Income from Nifty options typically falls under non-speculative business income as per the Income Tax Act because index derivatives are settled in cash. Active traders should maintain books of account under Section 44AB if turnover crosses prescribed thresholds. While our calculator applies a simple percentage tax to show post-tax cash, actual filings may involve advance tax, tax audits, and adjustments for business expenses. Refer to official circulars from the Income Tax Department for definitive guidance.

Putting It All Together

To consistently calculate profit in Nifty options:

  1. Collect accurate inputs before placing the order.
  2. Run the numbers using a trusted calculator to know breakeven and reward-to-risk ratios.
  3. Include transaction costs and taxes so your targets are realistic.
  4. Plan exit levels with scenario analysis to prevent emotional decisions.
  5. Review macro data and implied volatility to adjust strikes or expiries.

Systematic calculation enables disciplined trading. Whether you manage proprietary capital, trade for your own account, or advise clients, the end goal is the same: transform complexity into actionable insight. Build this habit now, and every option chain becomes an opportunity that can be quantified with precision.

Closing Thoughts

A robust option strategy marries quantitative rigor with market intuition.
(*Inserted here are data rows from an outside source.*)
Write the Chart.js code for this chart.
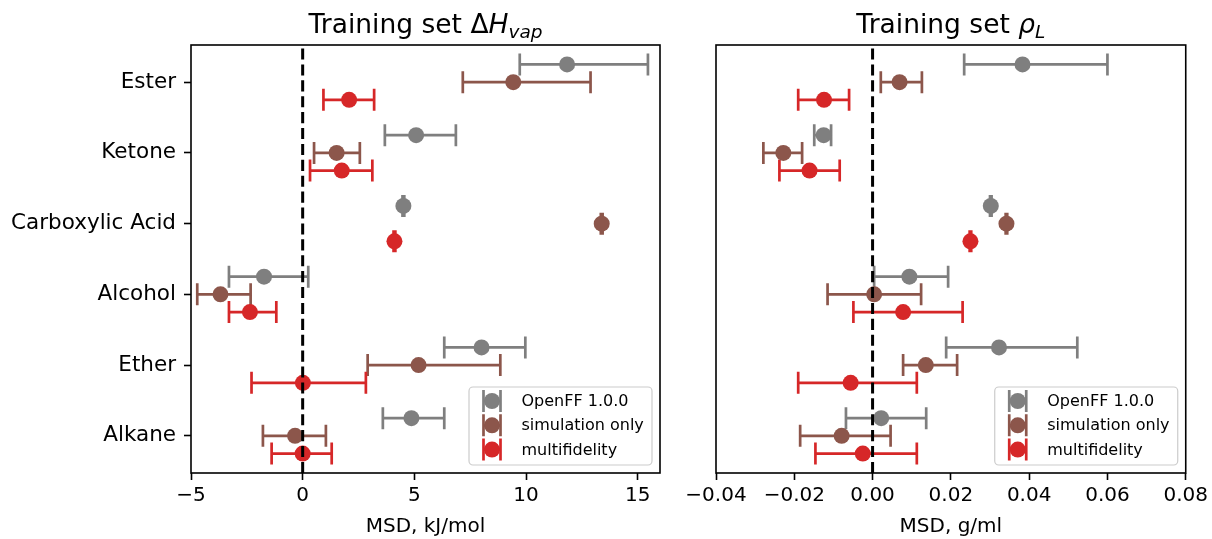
<!DOCTYPE html>
<html>
<head>
<meta charset="utf-8">
<script src="https://cdn.jsdelivr.net/npm/chart.js@4/dist/chart.umd.min.js"></script>
<style>
  html, body { margin: 0; padding: 0; background: #fff; }
  #wrap { position: relative; width: 1212px; height: 539px; overflow: hidden; }
  canvas { position: absolute; top: 0; }
  #c1 { left: 0; }
  #c2 { left: 680px; }
</style>
</head>
<body>
<div id="wrap">
  <canvas id="c1" width="680" height="539"></canvas>
  <canvas id="c2" width="532" height="539"></canvas>
</div>
<script>
// ---------- data (top to bottom order) ----------
const categories = ['Ester', 'Ketone', 'Carboxylic Acid', 'Alcohol', 'Ether', 'Alkane'];
const seriesNames = ['OpenFF 1.0.0', 'simulation only', 'multifidelity'];
const seriesColors = ['#7f7f7f', '#8c564b', '#d62728'];

// Heat of vaporization MSD (kJ/mol)
const hvapOpenFF   = [11.84, 5.08, 4.51, -1.73, 8.01, 4.87];
const hvapOpenFFLo = [9.72, 3.68, 4.47, -3.30, 6.34, 3.59];
const hvapOpenFFHi = [15.46, 6.86, 4.55, 0.25, 9.97, 6.34];
const hvapSim      = [9.43, 1.52, 13.39, -3.68, 5.19, -0.34];
const hvapSimLo    = [7.17, 0.51, 13.35, -4.72, 2.91, -1.78];
const hvapSimHi    = [12.89, 2.56, 13.43, -2.33, 8.85, 1.04];
const hvapMulti    = [2.08, 1.75, 4.11, -2.36, 0.01, 0.0];
const hvapMultiLo  = [0.93, 0.33, 4.07, -3.30, -2.29, -1.39];
const hvapMultiHi  = [3.20, 3.12, 4.15, -1.18, 2.83, 1.30];

// Liquid density MSD (g/ml)
const rhoOpenFF   = [0.0383, -0.0125, 0.0302, 0.0094, 0.0323, 0.0022];
const rhoOpenFFLo = [0.0234, -0.0149, 0.0300, 0.0004, 0.0188, -0.0068];
const rhoOpenFFHi = [0.0600, -0.0106, 0.0304, 0.0193, 0.0523, 0.0137];
const rhoSim      = [0.0069, -0.0228, 0.0342, 0.0004, 0.0136, -0.0079];
const rhoSimLo    = [0.0021, -0.0279, 0.0340, -0.0115, 0.0078, -0.0185];
const rhoSimHi    = [0.0126, -0.0180, 0.0344, 0.0124, 0.0216, 0.0046];
const rhoMulti    = [-0.0124, -0.0161, 0.0250, 0.0078, -0.0056, -0.0025];
const rhoMultiLo  = [-0.0190, -0.0238, 0.0248, -0.0049, -0.0190, -0.0146];
const rhoMultiHi  = [-0.0060, -0.0084, 0.0252, 0.0230, 0.0113, 0.0113];

const hvapTicks = [-5, 0, 5, 10, 15];
const hvapTickLabels = ['\u22125', '0', '5', '10', '15'];
const rhoTicks = [-0.04, -0.02, 0.00, 0.02, 0.04, 0.06, 0.08];
const rhoTickLabels = ['\u22120.04', '\u22120.02', '0.00', '0.02', '0.04', '0.06', '0.08'];
const seriesOffsets = [0.25, 0, -0.25];

// ---------- helpers ----------
Chart.defaults.font.family = "'DejaVu Sans', sans-serif";
Chart.defaults.color = '#000';

const nCat = categories.length;
function catY(i) { return nCat - 1 - i; }

function makeDataset(k, vals, lo, hi) {
  return {
    label: seriesNames[k],
    data: vals.map((v, i) => ({ x: v, y: catY(i) + seriesOffsets[k] })),
    errLo: lo, errHi: hi,
    backgroundColor: seriesColors[k],
    borderWidth: 0,
    pointRadius: 8,
    pointHoverRadius: 8,
    pointStyle: 'circle'
  };
}

const errorBarPlugin = {
  id: 'errorBars',
  beforeDatasetsDraw(chart) {
    const ctx = chart.ctx;
    const xs = chart.scales.x, ys = chart.scales.y;
    ctx.save();
    chart.data.datasets.forEach(ds => {
      ctx.strokeStyle = ds.backgroundColor;
      ctx.lineWidth = 2.7;
      ds.data.forEach((p, i) => {
        const y = ys.getPixelForValue(p.y);
        const x1 = xs.getPixelForValue(ds.errLo[i]);
        const x2 = xs.getPixelForValue(ds.errHi[i]);
        ctx.beginPath();
        ctx.moveTo(x1, y); ctx.lineTo(x2, y);
        ctx.moveTo(x1, y - 11); ctx.lineTo(x1, y + 11);
        ctx.moveTo(x2, y - 11); ctx.lineTo(x2, y + 11);
        ctx.stroke();
      });
    });
    ctx.restore();
  },
  afterDatasetsDraw(chart) {
    const ctx = chart.ctx, ca = chart.chartArea;
    const x0 = chart.scales.x.getPixelForValue(0);
    ctx.save();
    ctx.strokeStyle = '#000';
    ctx.lineWidth = 3;
    ctx.setLineDash([11.1, 4.8]);
    ctx.beginPath();
    ctx.moveTo(x0, ca.bottom); ctx.lineTo(x0, ca.top);
    ctx.stroke();
    ctx.restore();
  },
  afterDraw(chart) {
    const ctx = chart.ctx, ca = chart.chartArea;
    ctx.save();
    // frame
    ctx.strokeStyle = '#000';
    ctx.lineWidth = 1.6;
    ctx.strokeRect(ca.left, ca.top, ca.right - ca.left, ca.bottom - ca.top);
    // legend
    const bw = 183, bh = 78;
    const bx = ca.right - 8 - bw, by = ca.bottom - 8 - bh;
    ctx.fillStyle = 'rgba(255,255,255,0.8)';
    ctx.strokeStyle = '#cccccc';
    ctx.lineWidth = 1.2;
    ctx.beginPath();
    ctx.roundRect(bx, by, bw, bh, 4);
    ctx.fill(); ctx.stroke();
    ctx.font = "16px 'DejaVu Sans'";
    ctx.textBaseline = 'middle';
    ctx.textAlign = 'left';
    const rows = [14, 38.3, 62.6];
    seriesNames.forEach((name, k) => {
      const cy = by + rows[k];
      const mx = bx + 23;
      ctx.strokeStyle = seriesColors[k];
      ctx.lineWidth = 2.7;
      ctx.beginPath();
      ctx.moveTo(mx - 8.5, cy); ctx.lineTo(mx + 8.5, cy);
      ctx.moveTo(mx - 8.5, cy - 11); ctx.lineTo(mx - 8.5, cy + 11);
      ctx.moveTo(mx + 8.5, cy - 11); ctx.lineTo(mx + 8.5, cy + 11);
      ctx.stroke();
      ctx.fillStyle = seriesColors[k];
      ctx.beginPath();
      ctx.arc(mx, cy, 8, 0, Math.PI * 2);
      ctx.fill();
      ctx.fillStyle = '#000';
      ctx.fillText(name, bx + 52.5, cy + 1);
    });
    // title
    const t = chart.options.plugins.customTitle;
    const cx = (ca.left + ca.right) / 2;
    const base = 33;
    const parts = [
      { text: t.main, font: "26.5px 'DejaVu Sans'", dy: 0 },
      { text: t.sym, font: "italic 26.5px 'DejaVu Sans'", dy: 0 },
      { text: t.sub, font: "italic 18.5px 'DejaVu Sans'", dy: 5 }
    ];
    let total = 0;
    parts.forEach(p => { ctx.font = p.font; p.w = ctx.measureText(p.text).width; total += p.w; });
    let x = cx - total / 2;
    ctx.fillStyle = '#000';
    ctx.textBaseline = 'alphabetic';
    parts.forEach(p => { ctx.font = p.font; ctx.fillText(p.text, x, base + p.dy); x += p.w; });
    ctx.restore();
  }
};

function makeChart(canvasId, opts) {
  return new Chart(document.getElementById(canvasId), {
    type: 'scatter',
    data: { datasets: opts.datasets },
    options: {
      responsive: false,
      animation: false,
      devicePixelRatio: 1,
      events: [],
      layout: { padding: { top: 45, right: opts.padRight, bottom: 0, left: 0 } },
      plugins: {
        legend: { display: false },
        tooltip: { enabled: false },
        customTitle: opts.title
      },
      scales: {
        x: {
          type: 'linear',
          min: opts.xmin, max: opts.xmax,
          afterBuildTicks: s => { s.ticks = opts.ticks.map(v => ({ value: v })); },
          afterFit: s => { s.height = 66; },
          ticks: {
            font: { size: 20 },
            padding: 4,
            maxRotation: 0,
            callback: (v) => { const i = opts.ticks.findIndex(t => Math.abs(t - v) < 1e-9); return i >= 0 ? opts.tickLabels[i] : ''; }
          },
          grid: { display: true, drawOnChartArea: false, drawTicks: true, tickLength: 7, tickColor: '#000', tickWidth: 1.6 },
          border: { display: false },
          title: { display: true, text: opts.xlabel, font: { size: 20 }, padding: { top: 0, bottom: 0 } }
        },
        y: {
          type: 'linear',
          min: -0.525, max: 5.525,
          afterBuildTicks: s => { s.ticks = categories.map((c, i) => ({ value: catY(i) })); },
          afterFit: s => { s.width = opts.yWidth; },
          ticks: {
            display: opts.showY,
            font: { size: 21.5 },
            padding: 8,
            callback: (v) => { const i = nCat - 1 - Math.round(v); return categories[i]; }
          },
          grid: { display: opts.showY, drawOnChartArea: false, drawTicks: true, tickLength: 7, tickColor: '#000', tickWidth: 1.6 },
          border: { display: false }
        }
      }
    },
    plugins: [errorBarPlugin]
  });
}

makeChart('c1', {
  datasets: [
    makeDataset(0, hvapOpenFF, hvapOpenFFLo, hvapOpenFFHi),
    makeDataset(1, hvapSim, hvapSimLo, hvapSimHi),
    makeDataset(2, hvapMulti, hvapMultiLo, hvapMultiHi)
  ],
  xmin: -5, xmax: 16,
  ticks: hvapTicks, tickLabels: hvapTickLabels,
  xlabel: 'MSD, kJ/mol',
  yWidth: 191, showY: true, padRight: 20,
  title: { main: 'Training set \u0394', sym: 'H', sub: 'vap' }
});

makeChart('c2', {
  datasets: [
    makeDataset(0, rhoOpenFF, rhoOpenFFLo, rhoOpenFFHi),
    makeDataset(1, rhoSim, rhoSimLo, rhoSimHi),
    makeDataset(2, rhoMulti, rhoMultiLo, rhoMultiHi)
  ],
  xmin: -0.04, xmax: 0.08,
  ticks: rhoTicks, tickLabels: rhoTickLabels,
  xlabel: 'MSD, g/ml',
  yWidth: 36, showY: false, padRight: 26,
  title: { main: 'Training set ', sym: '\u03C1', sub: 'L' }
});
</script>
</body>
</html>
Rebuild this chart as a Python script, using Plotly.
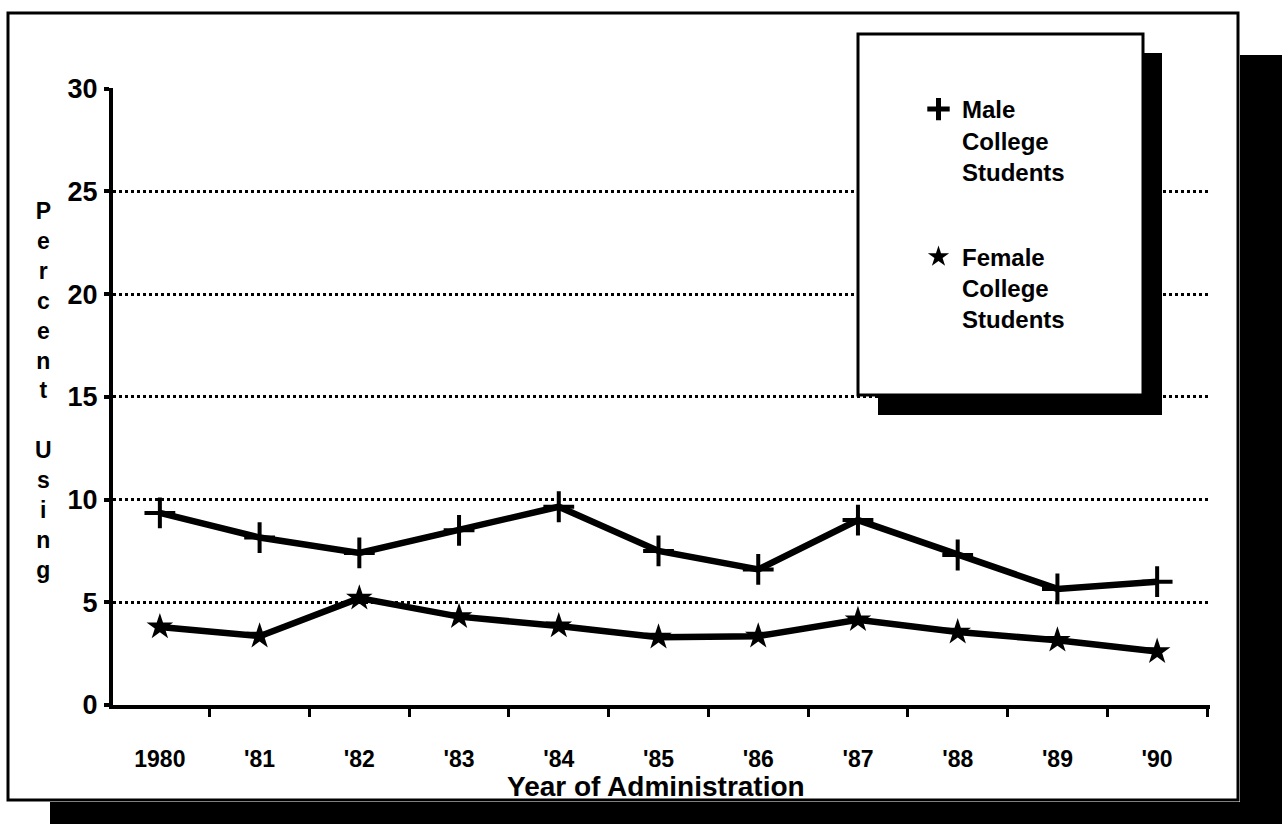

Calculating profit should be the simplest part of execution, freeing mindshare for analyzing macro drivers, sector rotations, and market breadth. With the tools presented here and authoritative data sources such as the NSE circulars and government statistical portals, you can approach Nifty options with clarity and confidence. Use this page as a living workspace: run scenarios, read the deep-dive explanations, and revisit the theory section whenever you want to refresh the fundamentals. In short, discipline in calculation is a non-negotiable edge in India’s most liquid derivatives arena.